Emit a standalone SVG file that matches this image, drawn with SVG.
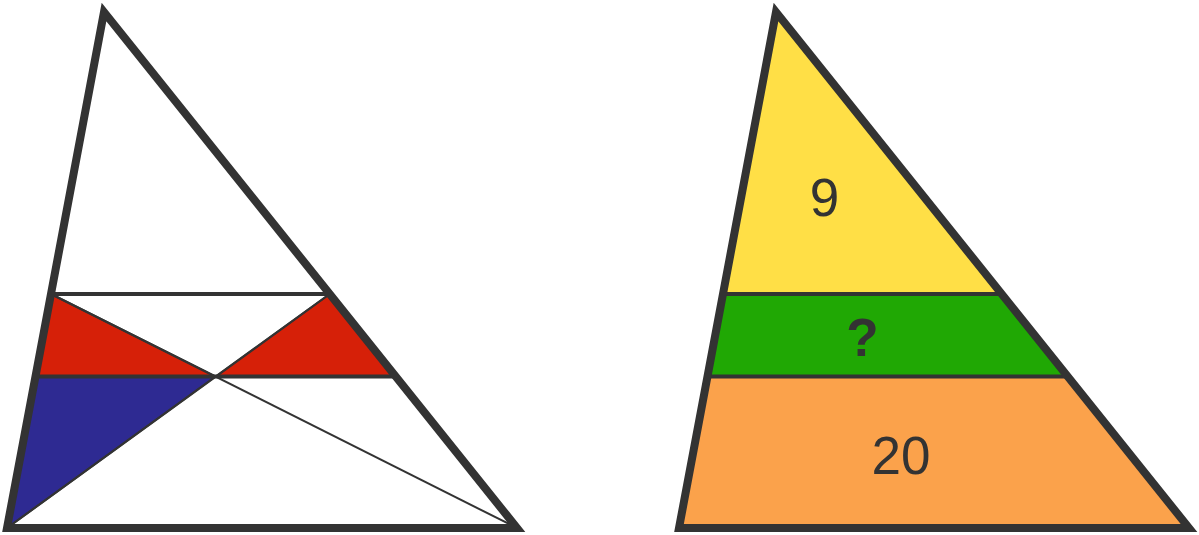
<svg xmlns="http://www.w3.org/2000/svg" width="1199" height="535" viewBox="0 0 1199 535">
<style>
.outline{fill:none;stroke:#333333;stroke-width:8;stroke-linejoin:miter;stroke-miterlimit:20}
.band{stroke:#333333;stroke-width:4;fill:none}
.thin{stroke:#333333;stroke-width:2;fill:none}
.red{fill:#D62008;stroke:#333333;stroke-width:2;stroke-linejoin:round}
.blue{fill:#2E2A92;stroke:#333333;stroke-width:2;stroke-linejoin:round}
.lbl{font-family:"Liberation Sans",Arial,sans-serif;font-size:53px;fill:#333333;text-anchor:middle}
</style>
<rect width="1199" height="535" fill="#ffffff"/>
<g id="left-triangle">
  <polygon points="104,12 7,528 517,528" fill="#ffffff"/>
  <polygon class="red" points="51,294 35.5,376.5 215.5,376.5"/>
  <polygon class="red" points="329.7,294 215.5,376.5 395.7,376.5"/>
  <polygon class="blue" points="35.5,376.5 215.5,376.5 7,528"/>
</g>
<g id="connectors">
  <line class="thin" x1="51" y1="294" x2="517" y2="528"/>
  <line class="thin" x1="329.7" y1="294" x2="7" y2="528"/>
  <line class="band" x1="51" y1="294" x2="329.7" y2="294"/>
  <line class="band" x1="35.5" y1="376.5" x2="395.7" y2="376.5"/>
</g>
<g id="left-outline">
  <polygon class="outline" points="104,12 7,528 517,528"/>
</g>
<g id="right-triangle">
  <polygon points="776,12 723,294 1001.7,294" fill="#FFDF46"/>
  <polygon points="723,294 707.5,376.5 1067.7,376.5 1001.7,294" fill="#20A804"/>
  <polygon points="707.5,376.5 679,528 1189,528 1067.7,376.5" fill="#FBA24B"/>
  <line class="band" x1="723" y1="294" x2="1001.7" y2="294"/>
  <line class="band" x1="707.5" y1="376.5" x2="1067.7" y2="376.5"/>
  <polygon class="outline" points="776,12 679,528 1189,528"/>
</g>
<g id="label-9"><text class="lbl" x="824.5" y="216">9</text></g>
<g id="label-q"><text class="lbl" x="862.5" y="356" font-weight="bold">?</text></g>
<g id="label-20"><text class="lbl" x="901" y="474">20</text></g>
</svg>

• Set task: Write out the listing word for word, omitting the pictures it holds.

• Result for this task:
Emit a standalone SVG file that matches this image, drawn with SVG.
<svg xmlns="http://www.w3.org/2000/svg" width="1199" height="535" viewBox="0 0 1199 535">
<style>
.outline{fill:none;stroke:#333333;stroke-width:8;stroke-linejoin:miter;stroke-miterlimit:20}
.band{stroke:#333333;stroke-width:4;fill:none}
.thin{stroke:#333333;stroke-width:2;fill:none}
.red{fill:#D62008;stroke:#333333;stroke-width:2;stroke-linejoin:round}
.blue{fill:#2E2A92;stroke:#333333;stroke-width:2;stroke-linejoin:round}
.lbl{font-family:"Liberation Sans",Arial,sans-serif;font-size:53px;fill:#333333;text-anchor:middle}
</style>
<rect width="1199" height="535" fill="#ffffff"/>
<g id="left-triangle">
  <polygon points="104,12 7,528 517,528" fill="#ffffff"/>
  <polygon class="red" points="51,294 35.5,376.5 215.5,376.5"/>
  <polygon class="red" points="329.7,294 215.5,376.5 395.7,376.5"/>
  <polygon class="blue" points="35.5,376.5 215.5,376.5 7,528"/>
</g>
<g id="connectors">
  <line class="thin" x1="51" y1="294" x2="517" y2="528"/>
  <line class="thin" x1="329.7" y1="294" x2="7" y2="528"/>
  <line class="band" x1="51" y1="294" x2="329.7" y2="294"/>
  <line class="band" x1="35.5" y1="376.5" x2="395.7" y2="376.5"/>
</g>
<g id="left-outline">
  <polygon class="outline" points="104,12 7,528 517,528"/>
</g>
<g id="right-triangle">
  <polygon points="776,12 723,294 1001.7,294" fill="#FFDF46"/>
  <polygon points="723,294 707.5,376.5 1067.7,376.5 1001.7,294" fill="#20A804"/>
  <polygon points="707.5,376.5 679,528 1189,528 1067.7,376.5" fill="#FBA24B"/>
  <line class="band" x1="723" y1="294" x2="1001.7" y2="294"/>
  <line class="band" x1="707.5" y1="376.5" x2="1067.7" y2="376.5"/>
  <polygon class="outline" points="776,12 679,528 1189,528"/>
</g>
<g id="label-9"><text class="lbl" x="824.5" y="216">9</text></g>
<g id="label-q"><text class="lbl" x="862.5" y="356" font-weight="bold">?</text></g>
<g id="label-20"><text class="lbl" x="901" y="474">20</text></g>
</svg>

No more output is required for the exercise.